It comes and goes, but mainly stays. I am at this job for three reasons: 1) further my teaching education, 2) beef up on my research, 3) sharpen my clinical skills
I will start with my clinical skills. They are as dull as they ever have been before. I can see things slipping away. names of meds, tests, and procedures. I still have my suave charm with patients and nurses, but that is not a learned thing. That is a practiced art. I try from time to time to sharpen my skills but they have me barely working. I have requested twice to have more challenging cases thrown my way but this was ignored. Maybe it is impossible to get me to see more challenging cases, but i feel like there was never an attempt made at it. when i start my new position i will have to start sharp and focused. I need to come on the scene like gangbusters! I will be alright as long as i get started.
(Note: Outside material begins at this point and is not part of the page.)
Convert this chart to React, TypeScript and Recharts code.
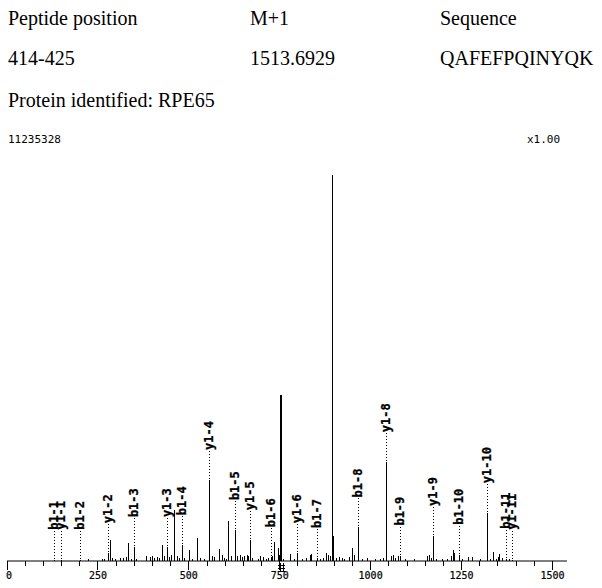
import React from 'react';
import { BarChart, Bar, XAxis, YAxis, ReferenceDot } from 'recharts';

// Annotated fragment ions
const ionNames = ['b1-1', 'y1-1', 'b1-2', 'y1-2', 'b1-3', 'y1-3', 'b1-4', 'y1-4', 'b1-5', 'y1-5', 'b1-6', 'y1-6', 'b1-7', 'y1-7', 'b1-8', 'y1-8', 'b1-9', 'y1-9', 'b1-10', 'y1-10', 'b1-11', 'y1-11'];
const ionMz = [130, 148, 201, 279, 349, 441, 480, 555, 626, 668, 725, 797, 853, 894, 966, 1043, 1081, 1172, 1244, 1319, 1371, 1390];
const ionIntensity = [0.3, 0.3, 0.3, 2.0, 3.6, 3.6, 4.1, 21, 8.0, 5.4, 1.0, 2.0, 0.8, 100, 8.7, 25.6, 1.4, 6.5, 1.6, 12.4, 0.6, 0.3];

// Other (unannotated) peaks
const peakMz = [224, 262, 268, 282, 290, 298, 310, 319, 326, 332, 340, 356, 383, 392, 398, 405, 412, 418, 425, 433, 446, 452, 460, 467, 473, 487, 500, 510, 523, 530, 542, 563, 570, 583, 590, 596, 602, 608, 615, 633, 640, 646, 652, 660, 664, 674, 690, 697, 703, 712, 718, 730, 735, 744, 748, 754, 760, 778, 790, 810, 822, 833, 836, 860, 870, 877, 882, 888, 897, 905, 913, 920, 928, 940, 949, 955, 975, 990, 1012, 1026, 1035, 1055, 1062, 1068, 1076, 1095, 1120, 1154, 1161, 1166, 1180, 1195, 1210, 1222, 1226, 1230, 1250, 1269, 1280, 1300, 1328, 1337, 1344, 1351, 1354, 1362, 1380];
const peakIntensity = [0.4, 0.6, 0.5, 5.4, 0.8, 0.6, 0.7, 0.9, 1.0, 4.6, 0.5, 0.4, 1.4, 1.0, 1.2, 0.8, 1.1, 0.7, 4.1, 1.2, 1.0, 1.6, 13.3, 1.2, 0.9, 0.8, 2.8, 0.5, 6.0, 0.7, 0.6, 1.3, 1.0, 3.1, 1.5, 0.8, 0.6, 10.4, 1.2, 1.3, 1.6, 1.0, 1.3, 1.5, 1.2, 0.8, 0.6, 1.2, 1.0, 0.6, 0.7, 1.2, 4.9, 3.4, 1.5, 43, 0.6, 1.9, 0.6, 0.5, 0.8, 1.5, 1.8, 0.6, 0.8, 2.1, 1.5, 1.2, 6.5, 0.7, 1.0, 0.8, 0.5, 1.0, 3.4, 1.5, 0.5, 0.7, 0.5, 0.6, 0.8, 1.2, 1.6, 0.9, 1.3, 0.5, 0.4, 1.3, 1.5, 0.7, 0.6, 0.5, 0.6, 1.3, 2.8, 2.0, 0.5, 1.0, 1.0, 0.4, 0.6, 2.3, 0.6, 1.0, 1.8, 0.7, 0.5];

const axisTicks = [0, 50, 100, 150, 200, 250, 300, 350, 400, 450, 500, 550, 600, 650, 700, 750, 800, 850, 900, 950, 1000, 1050, 1100, 1150, 1200, 1250, 1300, 1350, 1400, 1450, 1500];
const labeledTicks = [0, 250, 500, 750, 1000, 1250, 1500];
const precursorMz = 754;

const headerRow1 = ['Peptide position', 'M+1', 'Sequence'];
const headerRow2 = ['414-425', '1513.6929', 'QAFEFPQINYQK'];
const proteinLine = 'Protein identified: RPE65';
const baseIntensityText = '11235328';
const scaleText = 'x1.00';

const data = [
  ...ionMz.map((mz, i) => ({ mz, intensity: ionIntensity[i], name: ionNames[i] })),
  ...peakMz.map((mz, i) => ({ mz, intensity: peakIntensity[i], name: '' })),
].sort((a, b) => a.mz - b.mz);

const MONO = '"DejaVu Sans Mono", "Liberation Mono", monospace';
const SERIF = '"Liberation Serif", "Times New Roman", serif';
const LABEL_FONT = 12;
const LABEL_CHAR = LABEL_FONT * 0.602;
const LABEL_MIN_TOP = 143;

function PeakShape(props: any) {
  const { x, y, width, height, payload } = props;
  const big = payload.intensity > 30 && payload.intensity < 60;
  const cx = Math.round(x + width / 2) + (big ? 0 : 0.5);
  const top = y;
  const base = y + height;
  const els: any[] = [];
  els.push(<line key="p" x1={cx} x2={cx} y1={top} y2={base} stroke="#000" strokeWidth={big ? 2 : 1} shapeRendering="crispEdges" />);
  if (payload.name) {
    const len = payload.name.length * LABEL_CHAR;
    const labelBottom = Math.max(top - 30, LABEL_MIN_TOP + len);
    els.push(<line key="d" x1={cx} x2={cx} y1={labelBottom + 1} y2={top} stroke="#000" strokeWidth={1} strokeDasharray="1 2" shapeRendering="crispEdges" />);
    const tx = cx + 4;
    els.push(
      <text key="t" x={tx} y={labelBottom} transform={`rotate(-90 ${tx} ${labelBottom})`} fontFamily={MONO} fontWeight="bold" fontSize={LABEL_FONT} fill="#000" stroke="#000" strokeWidth={0.3}>
        {payload.name}
      </text>
    );
  }
  return <g>{els}</g>;
}

function AxisTick(props: any) {
  const { x, y, payload } = props;
  const v = payload.value;
  const major = labeledTicks.includes(v);
  return (
    <g>
      <line x1={x} x2={x} y1={y} y2={y + (major ? 9 : 5)} stroke="#000" strokeWidth={1} shapeRendering="crispEdges" />
      {major && (
        <text x={x + (v === 0 ? 2 : 0)} y={y + 11} dy="0.71em" textAnchor="middle" fontFamily={MONO} fontSize={10} fill="#000" stroke="#000" strokeWidth={0.2}>
          {String(v)}
        </text>
      )}
    </g>
  );
}

function PrecursorMark(props: any) {
  const { cx, cy } = props;
  const x = Math.round(cx);
  const y = Math.round(cy);
  return (
    <g stroke="#000" strokeWidth={1} shapeRendering="crispEdges">
      <line x1={x - 1} x2={x - 1} y1={y + 2} y2={y + 11} />
      <line x1={x + 2} x2={x + 2} y1={y + 2} y2={y + 11} />
      <line x1={x - 3} x2={x + 4} y1={y + 4} y2={y + 4} />
      <line x1={x - 3} x2={x + 4} y1={y + 7} y2={y + 7} />
      <line x1={x - 3} x2={x + 4} y1={y + 10} y2={y + 10} />
    </g>
  );
}

const textBase: React.CSSProperties = { position: 'absolute', fontFamily: SERIF, fontSize: 20, lineHeight: '20px', color: '#000', whiteSpace: 'nowrap' };

export default function App() {
  return (
    <div style={{ position: 'absolute', left: 0, top: 0, width: 602, height: 588, background: '#fff', overflow: 'hidden' }}>
      <BarChart
        width={602}
        height={588}
        data={data}
        margin={{ top: 175, right: 35, bottom: 0, left: 7 }}
        style={{ position: 'absolute', left: 0, top: 0 }}
      >
        <XAxis
          dataKey="mz"
          type="number"
          domain={[0, 1540]}
          ticks={axisTicks}
          interval={0}
          allowDataOverflow
          tickLine={false}
          tickSize={0}
          tickMargin={0}
          tick={<AxisTick />}
          axisLine={{ stroke: '#000', strokeWidth: 1 }}
          height={27}
        />
        <YAxis hide domain={[0, 100]} allowDataOverflow />
        <Bar dataKey="intensity" isAnimationActive={false} shape={<PeakShape />} barSize={1} />
        <ReferenceDot x={precursorMz} y={0} ifOverflow="visible" shape={<PrecursorMark />} />
      </BarChart>
      <div style={{ ...textBase, left: 8, top: 8 }}>{headerRow1[0]}</div>
      <div style={{ ...textBase, left: 250, top: 8 }}>{headerRow1[1]}</div>
      <div style={{ ...textBase, left: 440, top: 8 }}>{headerRow1[2]}</div>
      <div style={{ ...textBase, left: 8, top: 48 }}>{headerRow2[0]}</div>
      <div style={{ ...textBase, left: 250, top: 48 }}>{headerRow2[1]}</div>
      <div style={{ ...textBase, left: 440, top: 48 }}>{headerRow2[2]}</div>
      <div style={{ ...textBase, left: 8, top: 90 }}>{proteinLine}</div>
      <div style={{ position: 'absolute', left: 8, top: 134, fontFamily: MONO, fontSize: 11, lineHeight: '12px', color: '#000' }}>{baseIntensityText}</div>
      <div style={{ position: 'absolute', left: 527, top: 134, fontFamily: MONO, fontSize: 11, lineHeight: '12px', color: '#000' }}>{scaleText}</div>
    </div>
  );
}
My research is a joke. To undertake a huge project in one year was too much to swallow. I am lucky that the HIT thing took off like it did. The other stuff was just shit. Walker's stuff was not going to include me anyway, and Shah dismissed me as a nothing. oh well. even the LVH thing took tool long to develop. Half the year went by without a single lead working out for me. I wish to leave the research up to the researchers. It is not for me.
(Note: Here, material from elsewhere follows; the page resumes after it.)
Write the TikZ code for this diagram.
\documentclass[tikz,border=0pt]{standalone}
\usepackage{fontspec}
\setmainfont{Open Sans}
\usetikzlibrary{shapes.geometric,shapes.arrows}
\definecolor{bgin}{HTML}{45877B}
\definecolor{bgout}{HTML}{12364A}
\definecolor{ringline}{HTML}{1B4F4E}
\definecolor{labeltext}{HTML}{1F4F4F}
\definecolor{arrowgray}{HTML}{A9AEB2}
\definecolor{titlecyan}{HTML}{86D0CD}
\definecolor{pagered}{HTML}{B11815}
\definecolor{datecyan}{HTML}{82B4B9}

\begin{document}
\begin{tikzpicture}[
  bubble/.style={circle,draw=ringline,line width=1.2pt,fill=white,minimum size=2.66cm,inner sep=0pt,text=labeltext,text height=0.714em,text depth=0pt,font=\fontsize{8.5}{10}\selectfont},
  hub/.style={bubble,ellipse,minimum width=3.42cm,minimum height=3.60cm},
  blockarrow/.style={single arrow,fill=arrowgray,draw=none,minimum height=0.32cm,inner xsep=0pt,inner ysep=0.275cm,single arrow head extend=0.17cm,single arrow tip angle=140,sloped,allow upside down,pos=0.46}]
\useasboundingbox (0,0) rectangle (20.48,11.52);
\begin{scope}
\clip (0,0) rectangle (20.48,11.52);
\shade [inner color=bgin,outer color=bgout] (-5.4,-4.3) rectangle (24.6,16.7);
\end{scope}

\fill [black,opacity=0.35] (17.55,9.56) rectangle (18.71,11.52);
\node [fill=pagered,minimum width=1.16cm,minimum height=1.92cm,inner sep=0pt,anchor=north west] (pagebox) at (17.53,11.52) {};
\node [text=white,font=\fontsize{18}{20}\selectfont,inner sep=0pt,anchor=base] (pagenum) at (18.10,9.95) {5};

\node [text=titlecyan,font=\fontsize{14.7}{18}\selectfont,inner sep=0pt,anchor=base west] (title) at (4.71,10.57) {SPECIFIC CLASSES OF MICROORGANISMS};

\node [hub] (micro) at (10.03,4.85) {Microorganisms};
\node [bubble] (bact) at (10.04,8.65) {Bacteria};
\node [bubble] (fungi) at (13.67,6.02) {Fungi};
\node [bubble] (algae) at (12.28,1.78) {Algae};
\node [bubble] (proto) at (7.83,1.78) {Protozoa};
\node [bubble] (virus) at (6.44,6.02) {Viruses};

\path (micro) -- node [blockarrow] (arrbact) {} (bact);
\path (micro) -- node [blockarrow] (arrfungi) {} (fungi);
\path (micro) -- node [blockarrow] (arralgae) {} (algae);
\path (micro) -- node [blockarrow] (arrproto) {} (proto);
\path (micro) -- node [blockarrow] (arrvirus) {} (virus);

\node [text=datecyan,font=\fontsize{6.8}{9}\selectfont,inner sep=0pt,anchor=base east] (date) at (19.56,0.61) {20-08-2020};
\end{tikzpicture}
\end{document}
As for the teaching... this is the thorn in my side. Firstly i feel as though i am teaching foreigners to become americans instead of students into doctors. ridiculous. Secondly i have only this year to show for my efforts. I wanted some form of degree. I asked twice for something to show for my efforts. this was also ignored. I was told that this on my resume would be enough. bullshit.
I cannot wait to leave. at this moment it will be 10 weeks. I cannot wait.